Tetherin is a defence protein in the innate immune response whose production is activation by interferon. Tetherin specifically inhibits the infective capabilities of HIV-1 by blocking its release from the cells it infects. This prevents the virus from leaving to infect more cells and halts the progression of the infection giving the host defences time to destroy the viral-infected cells. Adapted viruses tend to have countermeasures to defend themselves against tetherin normally through degradation through specific regions of the protein. These anti-tetherin techniques are different between SIVs and HIV-1 showing that tetherin interaction is a host range restriction that must be overcome to enable a primate-human host switch. SIVs use the Nef protein to remove tetherin from the cell membrane whereas HIV-1 uses the Vpu protein degrade the defence protein.

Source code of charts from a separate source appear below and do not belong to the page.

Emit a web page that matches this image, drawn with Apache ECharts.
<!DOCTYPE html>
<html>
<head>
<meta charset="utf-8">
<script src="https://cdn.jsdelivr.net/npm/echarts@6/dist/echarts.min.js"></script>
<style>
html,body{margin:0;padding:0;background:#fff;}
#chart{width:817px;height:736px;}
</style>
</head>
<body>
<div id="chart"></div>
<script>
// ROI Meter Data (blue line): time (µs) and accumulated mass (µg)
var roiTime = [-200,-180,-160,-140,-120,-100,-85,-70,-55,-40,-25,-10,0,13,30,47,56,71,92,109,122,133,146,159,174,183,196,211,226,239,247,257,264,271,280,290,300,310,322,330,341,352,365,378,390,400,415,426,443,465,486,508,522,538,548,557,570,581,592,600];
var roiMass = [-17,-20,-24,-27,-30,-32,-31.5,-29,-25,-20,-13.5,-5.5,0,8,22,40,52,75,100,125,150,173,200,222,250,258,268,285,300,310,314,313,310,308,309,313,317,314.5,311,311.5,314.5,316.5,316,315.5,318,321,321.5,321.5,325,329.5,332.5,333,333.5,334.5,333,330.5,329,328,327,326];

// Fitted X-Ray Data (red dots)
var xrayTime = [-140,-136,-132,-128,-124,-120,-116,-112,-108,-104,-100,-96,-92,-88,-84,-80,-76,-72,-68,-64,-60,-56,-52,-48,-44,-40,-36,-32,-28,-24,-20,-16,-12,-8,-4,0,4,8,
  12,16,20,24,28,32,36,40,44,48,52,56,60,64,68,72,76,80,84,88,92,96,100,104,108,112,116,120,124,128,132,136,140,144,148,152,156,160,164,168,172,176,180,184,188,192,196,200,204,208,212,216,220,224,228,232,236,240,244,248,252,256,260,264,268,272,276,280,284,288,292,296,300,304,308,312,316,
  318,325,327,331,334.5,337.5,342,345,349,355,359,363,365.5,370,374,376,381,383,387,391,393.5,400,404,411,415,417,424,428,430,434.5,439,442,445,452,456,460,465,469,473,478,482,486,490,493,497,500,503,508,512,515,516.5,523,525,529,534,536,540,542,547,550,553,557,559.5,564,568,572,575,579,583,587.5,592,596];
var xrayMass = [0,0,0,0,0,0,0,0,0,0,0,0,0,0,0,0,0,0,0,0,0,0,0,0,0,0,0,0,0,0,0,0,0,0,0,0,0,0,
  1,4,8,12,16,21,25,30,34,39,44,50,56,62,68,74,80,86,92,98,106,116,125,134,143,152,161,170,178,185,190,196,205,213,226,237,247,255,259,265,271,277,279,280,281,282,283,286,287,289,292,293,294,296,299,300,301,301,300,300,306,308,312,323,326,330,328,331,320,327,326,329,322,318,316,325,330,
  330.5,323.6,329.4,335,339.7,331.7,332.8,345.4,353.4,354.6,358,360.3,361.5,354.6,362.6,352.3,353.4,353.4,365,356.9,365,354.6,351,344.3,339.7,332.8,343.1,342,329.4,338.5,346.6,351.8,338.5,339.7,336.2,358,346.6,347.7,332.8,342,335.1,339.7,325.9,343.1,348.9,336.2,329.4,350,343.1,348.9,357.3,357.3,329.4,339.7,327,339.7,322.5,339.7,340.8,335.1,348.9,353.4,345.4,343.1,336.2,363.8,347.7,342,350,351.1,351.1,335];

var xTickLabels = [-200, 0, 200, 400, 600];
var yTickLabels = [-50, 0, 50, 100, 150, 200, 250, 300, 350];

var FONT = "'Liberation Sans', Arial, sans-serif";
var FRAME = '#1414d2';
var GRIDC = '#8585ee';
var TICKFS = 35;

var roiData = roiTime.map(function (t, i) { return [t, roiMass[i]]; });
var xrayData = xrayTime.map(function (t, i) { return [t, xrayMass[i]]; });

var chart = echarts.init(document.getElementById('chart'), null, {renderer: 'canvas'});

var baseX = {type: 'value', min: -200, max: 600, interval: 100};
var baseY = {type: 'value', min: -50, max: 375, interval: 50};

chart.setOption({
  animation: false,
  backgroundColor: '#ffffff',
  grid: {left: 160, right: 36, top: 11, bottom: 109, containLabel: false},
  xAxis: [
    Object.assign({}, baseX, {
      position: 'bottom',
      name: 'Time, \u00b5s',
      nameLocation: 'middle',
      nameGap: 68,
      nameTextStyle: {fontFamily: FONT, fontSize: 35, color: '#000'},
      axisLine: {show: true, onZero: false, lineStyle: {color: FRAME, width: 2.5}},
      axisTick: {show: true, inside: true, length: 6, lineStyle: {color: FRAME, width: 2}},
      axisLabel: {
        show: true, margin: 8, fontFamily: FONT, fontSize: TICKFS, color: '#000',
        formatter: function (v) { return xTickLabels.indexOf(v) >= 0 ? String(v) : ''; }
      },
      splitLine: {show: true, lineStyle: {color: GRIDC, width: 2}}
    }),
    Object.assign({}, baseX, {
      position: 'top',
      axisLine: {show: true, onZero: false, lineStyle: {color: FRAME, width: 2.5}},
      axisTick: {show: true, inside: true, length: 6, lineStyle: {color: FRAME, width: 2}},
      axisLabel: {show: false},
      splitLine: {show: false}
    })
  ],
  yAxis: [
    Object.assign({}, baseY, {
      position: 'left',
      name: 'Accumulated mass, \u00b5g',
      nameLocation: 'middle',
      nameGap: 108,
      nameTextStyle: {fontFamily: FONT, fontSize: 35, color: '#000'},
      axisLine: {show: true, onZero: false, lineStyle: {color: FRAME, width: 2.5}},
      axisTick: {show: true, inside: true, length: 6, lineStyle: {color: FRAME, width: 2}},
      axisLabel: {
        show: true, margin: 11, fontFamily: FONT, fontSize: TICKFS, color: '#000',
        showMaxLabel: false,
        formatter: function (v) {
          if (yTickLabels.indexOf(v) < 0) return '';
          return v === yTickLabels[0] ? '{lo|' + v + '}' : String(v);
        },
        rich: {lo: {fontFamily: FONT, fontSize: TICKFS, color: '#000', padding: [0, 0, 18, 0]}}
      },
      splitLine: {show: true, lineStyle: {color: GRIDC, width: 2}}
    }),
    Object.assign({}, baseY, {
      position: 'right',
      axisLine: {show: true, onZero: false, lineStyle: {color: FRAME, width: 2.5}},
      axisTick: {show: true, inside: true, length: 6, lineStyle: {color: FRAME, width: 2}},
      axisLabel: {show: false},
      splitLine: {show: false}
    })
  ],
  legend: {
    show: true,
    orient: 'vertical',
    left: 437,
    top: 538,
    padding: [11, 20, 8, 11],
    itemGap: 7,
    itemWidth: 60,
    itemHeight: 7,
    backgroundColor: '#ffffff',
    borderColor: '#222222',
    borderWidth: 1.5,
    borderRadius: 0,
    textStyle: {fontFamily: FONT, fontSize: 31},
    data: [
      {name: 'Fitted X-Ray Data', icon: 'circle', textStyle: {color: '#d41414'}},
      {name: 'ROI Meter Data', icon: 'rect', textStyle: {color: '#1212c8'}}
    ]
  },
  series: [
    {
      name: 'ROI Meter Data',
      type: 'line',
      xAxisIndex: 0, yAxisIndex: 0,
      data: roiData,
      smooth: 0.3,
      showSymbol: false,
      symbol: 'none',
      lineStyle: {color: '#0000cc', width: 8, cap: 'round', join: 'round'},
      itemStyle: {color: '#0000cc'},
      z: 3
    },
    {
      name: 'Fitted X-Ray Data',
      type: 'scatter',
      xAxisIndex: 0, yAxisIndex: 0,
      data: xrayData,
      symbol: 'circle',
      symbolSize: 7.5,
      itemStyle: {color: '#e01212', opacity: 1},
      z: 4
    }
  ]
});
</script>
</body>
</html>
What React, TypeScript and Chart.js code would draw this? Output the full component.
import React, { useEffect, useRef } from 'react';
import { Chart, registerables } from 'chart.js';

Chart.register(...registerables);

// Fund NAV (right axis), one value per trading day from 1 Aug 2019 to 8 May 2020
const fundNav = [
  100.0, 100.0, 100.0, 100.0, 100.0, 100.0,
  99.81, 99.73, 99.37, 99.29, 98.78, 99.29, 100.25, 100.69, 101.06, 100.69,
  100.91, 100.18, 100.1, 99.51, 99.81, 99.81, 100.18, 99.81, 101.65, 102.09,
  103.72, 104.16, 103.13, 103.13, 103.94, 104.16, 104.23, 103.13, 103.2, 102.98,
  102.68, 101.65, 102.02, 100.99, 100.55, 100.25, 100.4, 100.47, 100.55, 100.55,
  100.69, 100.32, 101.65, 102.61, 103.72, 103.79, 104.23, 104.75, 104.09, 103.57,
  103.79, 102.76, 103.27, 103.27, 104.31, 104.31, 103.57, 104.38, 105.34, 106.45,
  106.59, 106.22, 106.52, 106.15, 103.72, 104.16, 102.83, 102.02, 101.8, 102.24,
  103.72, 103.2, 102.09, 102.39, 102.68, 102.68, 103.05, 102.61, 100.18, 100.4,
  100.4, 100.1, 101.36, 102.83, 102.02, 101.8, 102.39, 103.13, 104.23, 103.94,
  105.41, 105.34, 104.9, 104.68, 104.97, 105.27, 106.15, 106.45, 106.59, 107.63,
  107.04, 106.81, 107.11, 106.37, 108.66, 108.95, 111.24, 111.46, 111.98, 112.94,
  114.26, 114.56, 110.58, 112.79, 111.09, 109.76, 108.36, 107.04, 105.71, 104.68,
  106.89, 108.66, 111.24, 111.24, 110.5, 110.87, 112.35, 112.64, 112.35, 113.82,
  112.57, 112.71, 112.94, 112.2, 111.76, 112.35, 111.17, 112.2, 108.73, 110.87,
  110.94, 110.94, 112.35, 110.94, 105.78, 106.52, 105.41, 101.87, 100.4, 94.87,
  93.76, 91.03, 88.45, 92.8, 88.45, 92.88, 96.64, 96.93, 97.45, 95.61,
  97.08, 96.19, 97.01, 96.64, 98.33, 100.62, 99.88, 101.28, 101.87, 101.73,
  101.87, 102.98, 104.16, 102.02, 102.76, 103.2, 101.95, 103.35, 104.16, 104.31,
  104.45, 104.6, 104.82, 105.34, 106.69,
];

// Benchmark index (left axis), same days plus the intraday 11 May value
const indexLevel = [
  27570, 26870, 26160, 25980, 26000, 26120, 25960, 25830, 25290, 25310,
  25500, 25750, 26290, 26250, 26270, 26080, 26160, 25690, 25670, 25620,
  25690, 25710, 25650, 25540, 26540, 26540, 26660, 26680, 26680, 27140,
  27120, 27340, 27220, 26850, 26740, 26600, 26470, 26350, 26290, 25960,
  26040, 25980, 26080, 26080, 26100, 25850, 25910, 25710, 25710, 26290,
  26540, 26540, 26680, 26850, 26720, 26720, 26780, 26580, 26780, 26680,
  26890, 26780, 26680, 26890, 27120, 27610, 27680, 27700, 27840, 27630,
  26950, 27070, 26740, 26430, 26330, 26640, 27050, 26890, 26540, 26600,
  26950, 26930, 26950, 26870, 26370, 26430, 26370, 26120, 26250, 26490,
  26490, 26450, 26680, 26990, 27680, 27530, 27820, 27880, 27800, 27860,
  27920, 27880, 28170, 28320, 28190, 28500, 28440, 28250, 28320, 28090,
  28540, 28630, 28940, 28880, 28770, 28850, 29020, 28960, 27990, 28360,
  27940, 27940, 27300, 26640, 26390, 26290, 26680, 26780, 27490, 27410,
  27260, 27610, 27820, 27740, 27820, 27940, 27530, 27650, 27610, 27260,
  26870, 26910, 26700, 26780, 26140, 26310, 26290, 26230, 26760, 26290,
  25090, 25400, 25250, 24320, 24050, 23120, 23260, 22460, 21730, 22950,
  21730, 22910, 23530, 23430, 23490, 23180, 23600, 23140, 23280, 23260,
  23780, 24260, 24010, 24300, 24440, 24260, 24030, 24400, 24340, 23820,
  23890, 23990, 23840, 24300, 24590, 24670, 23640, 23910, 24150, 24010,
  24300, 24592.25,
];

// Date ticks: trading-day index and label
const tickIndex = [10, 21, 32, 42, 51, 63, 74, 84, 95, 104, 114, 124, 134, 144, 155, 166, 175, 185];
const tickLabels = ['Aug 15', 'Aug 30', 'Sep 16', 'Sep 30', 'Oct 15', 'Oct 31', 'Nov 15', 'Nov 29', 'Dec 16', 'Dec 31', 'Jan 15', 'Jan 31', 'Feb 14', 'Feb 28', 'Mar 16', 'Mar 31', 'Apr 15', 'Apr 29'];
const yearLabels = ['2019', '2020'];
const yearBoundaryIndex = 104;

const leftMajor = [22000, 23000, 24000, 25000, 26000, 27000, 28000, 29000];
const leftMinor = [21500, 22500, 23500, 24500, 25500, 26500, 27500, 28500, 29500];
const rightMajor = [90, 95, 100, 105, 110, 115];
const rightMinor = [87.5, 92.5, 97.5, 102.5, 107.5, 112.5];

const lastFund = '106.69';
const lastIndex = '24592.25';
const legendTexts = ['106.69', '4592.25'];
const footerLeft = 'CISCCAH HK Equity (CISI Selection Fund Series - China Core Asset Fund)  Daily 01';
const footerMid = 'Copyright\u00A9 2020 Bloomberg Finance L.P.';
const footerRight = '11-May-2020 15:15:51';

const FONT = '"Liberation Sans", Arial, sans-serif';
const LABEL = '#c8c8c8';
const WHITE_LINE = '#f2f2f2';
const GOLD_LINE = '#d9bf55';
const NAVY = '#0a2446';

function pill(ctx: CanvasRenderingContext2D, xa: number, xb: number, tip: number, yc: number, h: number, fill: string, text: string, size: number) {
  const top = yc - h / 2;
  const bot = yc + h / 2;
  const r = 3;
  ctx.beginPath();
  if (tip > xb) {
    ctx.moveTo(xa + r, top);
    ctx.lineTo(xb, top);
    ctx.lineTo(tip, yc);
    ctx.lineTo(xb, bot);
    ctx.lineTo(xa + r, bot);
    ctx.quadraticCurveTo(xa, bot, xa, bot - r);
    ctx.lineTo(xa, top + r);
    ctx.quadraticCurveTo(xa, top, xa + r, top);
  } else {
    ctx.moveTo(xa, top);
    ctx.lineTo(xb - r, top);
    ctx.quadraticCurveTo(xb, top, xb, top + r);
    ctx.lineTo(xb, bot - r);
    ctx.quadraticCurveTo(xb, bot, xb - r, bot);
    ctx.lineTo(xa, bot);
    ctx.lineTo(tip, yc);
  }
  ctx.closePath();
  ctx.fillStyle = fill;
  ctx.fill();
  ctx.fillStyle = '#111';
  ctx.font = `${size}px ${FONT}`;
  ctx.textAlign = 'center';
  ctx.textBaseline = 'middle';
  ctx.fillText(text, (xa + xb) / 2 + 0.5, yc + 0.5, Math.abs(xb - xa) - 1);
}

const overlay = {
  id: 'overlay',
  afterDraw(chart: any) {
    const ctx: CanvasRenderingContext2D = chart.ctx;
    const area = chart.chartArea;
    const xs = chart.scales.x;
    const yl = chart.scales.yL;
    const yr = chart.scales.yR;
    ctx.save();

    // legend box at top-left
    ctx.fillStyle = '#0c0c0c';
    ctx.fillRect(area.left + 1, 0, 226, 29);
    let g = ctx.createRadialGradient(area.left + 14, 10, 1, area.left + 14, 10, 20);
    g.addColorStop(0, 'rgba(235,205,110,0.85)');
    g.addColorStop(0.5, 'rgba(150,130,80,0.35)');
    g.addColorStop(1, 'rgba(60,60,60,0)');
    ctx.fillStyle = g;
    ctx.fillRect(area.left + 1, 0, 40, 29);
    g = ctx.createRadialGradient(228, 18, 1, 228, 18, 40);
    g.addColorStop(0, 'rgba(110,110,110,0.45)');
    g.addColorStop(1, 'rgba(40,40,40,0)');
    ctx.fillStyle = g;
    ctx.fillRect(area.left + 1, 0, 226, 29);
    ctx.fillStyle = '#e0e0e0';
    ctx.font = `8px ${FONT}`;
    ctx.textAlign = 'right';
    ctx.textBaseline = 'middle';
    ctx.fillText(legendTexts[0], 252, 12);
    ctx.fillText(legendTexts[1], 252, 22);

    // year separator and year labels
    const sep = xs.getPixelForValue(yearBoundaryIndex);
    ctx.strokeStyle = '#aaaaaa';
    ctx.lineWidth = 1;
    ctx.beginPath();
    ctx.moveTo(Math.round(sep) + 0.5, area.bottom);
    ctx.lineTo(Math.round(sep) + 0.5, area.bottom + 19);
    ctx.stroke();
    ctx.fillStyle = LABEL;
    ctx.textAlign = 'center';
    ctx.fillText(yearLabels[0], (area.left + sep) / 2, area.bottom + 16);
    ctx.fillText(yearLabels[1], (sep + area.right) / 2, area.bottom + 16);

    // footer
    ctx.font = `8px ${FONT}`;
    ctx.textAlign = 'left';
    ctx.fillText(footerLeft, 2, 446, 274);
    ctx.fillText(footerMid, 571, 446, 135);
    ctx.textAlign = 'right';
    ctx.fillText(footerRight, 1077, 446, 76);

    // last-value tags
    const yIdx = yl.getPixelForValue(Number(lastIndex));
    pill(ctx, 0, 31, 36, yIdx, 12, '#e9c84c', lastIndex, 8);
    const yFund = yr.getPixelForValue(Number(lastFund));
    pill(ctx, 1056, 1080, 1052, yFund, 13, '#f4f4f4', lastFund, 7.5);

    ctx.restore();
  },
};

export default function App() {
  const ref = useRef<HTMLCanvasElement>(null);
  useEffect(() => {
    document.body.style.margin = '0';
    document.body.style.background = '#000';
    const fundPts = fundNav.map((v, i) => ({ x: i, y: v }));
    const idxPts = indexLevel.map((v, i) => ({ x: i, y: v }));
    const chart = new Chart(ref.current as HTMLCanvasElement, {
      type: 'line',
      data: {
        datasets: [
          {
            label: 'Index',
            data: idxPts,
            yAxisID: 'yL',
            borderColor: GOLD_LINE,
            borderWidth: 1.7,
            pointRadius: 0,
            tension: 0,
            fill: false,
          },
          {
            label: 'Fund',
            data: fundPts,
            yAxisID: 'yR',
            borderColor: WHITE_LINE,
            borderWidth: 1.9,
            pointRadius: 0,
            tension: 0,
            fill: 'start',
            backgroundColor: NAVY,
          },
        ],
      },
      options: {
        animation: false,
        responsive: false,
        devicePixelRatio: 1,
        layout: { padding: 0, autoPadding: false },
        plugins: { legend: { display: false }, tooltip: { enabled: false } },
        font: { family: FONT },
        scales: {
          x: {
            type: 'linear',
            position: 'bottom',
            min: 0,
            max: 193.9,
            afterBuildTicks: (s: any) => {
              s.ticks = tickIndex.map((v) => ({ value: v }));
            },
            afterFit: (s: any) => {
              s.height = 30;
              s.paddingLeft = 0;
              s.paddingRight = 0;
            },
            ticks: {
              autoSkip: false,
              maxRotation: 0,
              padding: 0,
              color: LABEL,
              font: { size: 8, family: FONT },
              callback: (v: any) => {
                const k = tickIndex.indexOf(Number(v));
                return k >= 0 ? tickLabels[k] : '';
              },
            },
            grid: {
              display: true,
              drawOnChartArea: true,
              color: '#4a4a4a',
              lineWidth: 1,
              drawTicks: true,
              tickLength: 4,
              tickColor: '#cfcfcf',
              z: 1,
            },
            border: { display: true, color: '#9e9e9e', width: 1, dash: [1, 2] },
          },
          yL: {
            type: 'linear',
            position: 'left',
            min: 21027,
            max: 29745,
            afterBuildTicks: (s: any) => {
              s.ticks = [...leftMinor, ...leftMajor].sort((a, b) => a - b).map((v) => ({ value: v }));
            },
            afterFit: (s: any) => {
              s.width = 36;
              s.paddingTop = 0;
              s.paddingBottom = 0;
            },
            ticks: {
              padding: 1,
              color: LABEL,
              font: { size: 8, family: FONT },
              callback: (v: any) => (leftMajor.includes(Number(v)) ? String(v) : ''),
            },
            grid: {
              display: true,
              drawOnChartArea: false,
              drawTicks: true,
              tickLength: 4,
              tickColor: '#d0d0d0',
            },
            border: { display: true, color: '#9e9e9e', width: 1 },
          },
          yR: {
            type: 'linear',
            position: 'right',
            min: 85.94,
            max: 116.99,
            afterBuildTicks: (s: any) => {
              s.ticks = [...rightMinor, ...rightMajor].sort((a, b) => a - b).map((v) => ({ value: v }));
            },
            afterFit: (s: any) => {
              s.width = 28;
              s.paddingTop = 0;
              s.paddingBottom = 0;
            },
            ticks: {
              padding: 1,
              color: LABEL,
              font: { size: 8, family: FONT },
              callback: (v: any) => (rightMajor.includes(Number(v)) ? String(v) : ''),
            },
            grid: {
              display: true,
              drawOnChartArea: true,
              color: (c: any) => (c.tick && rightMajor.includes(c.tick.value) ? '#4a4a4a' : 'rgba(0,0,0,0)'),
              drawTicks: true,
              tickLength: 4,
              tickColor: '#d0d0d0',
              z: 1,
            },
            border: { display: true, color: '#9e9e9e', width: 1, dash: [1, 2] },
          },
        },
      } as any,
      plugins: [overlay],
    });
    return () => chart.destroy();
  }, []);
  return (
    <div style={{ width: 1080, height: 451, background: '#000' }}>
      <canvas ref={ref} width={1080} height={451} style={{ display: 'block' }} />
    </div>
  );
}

Tetherin is a conserved viral-defence mechanism across species but its exact sequence and structure shows some differences. The regions making up tetherin include the cytoplasmic region, transmembrane region, a coiled-coiled extracellular domain and a GPI anchor; however, human tetherin defers to other primates by having a deletion in the cytoplasmic region. This incomplete cytoplasmic domain renders Nef proteins found in SIVs ineffective as an anti-tetherin response in humans and so in order to switch from non-human primates to a human host, the SIV must activate the Vpu protein which instead blocks tetherin through interaction with the conserved transmembrane region.

====Summary====

The two factors that are involved in the host range barrier for SIV to HIV viruses are:

- Gag-30 protein - specifically the amino acid at position 30
- The use of Nef or Vpu proteins as an anti-tetherin defence

Only a SIV virus containing both mutations of the Gag-30 protein and acquisition of the Vpu anti-tetherin protein will be able to undergo a host switch from primates to humans and become a HIV. This evolutionary adaptations allows the virus to acquire optimal levels of polymerase action in human infected cells and the ability to prevent destruction of the virus by tetherin.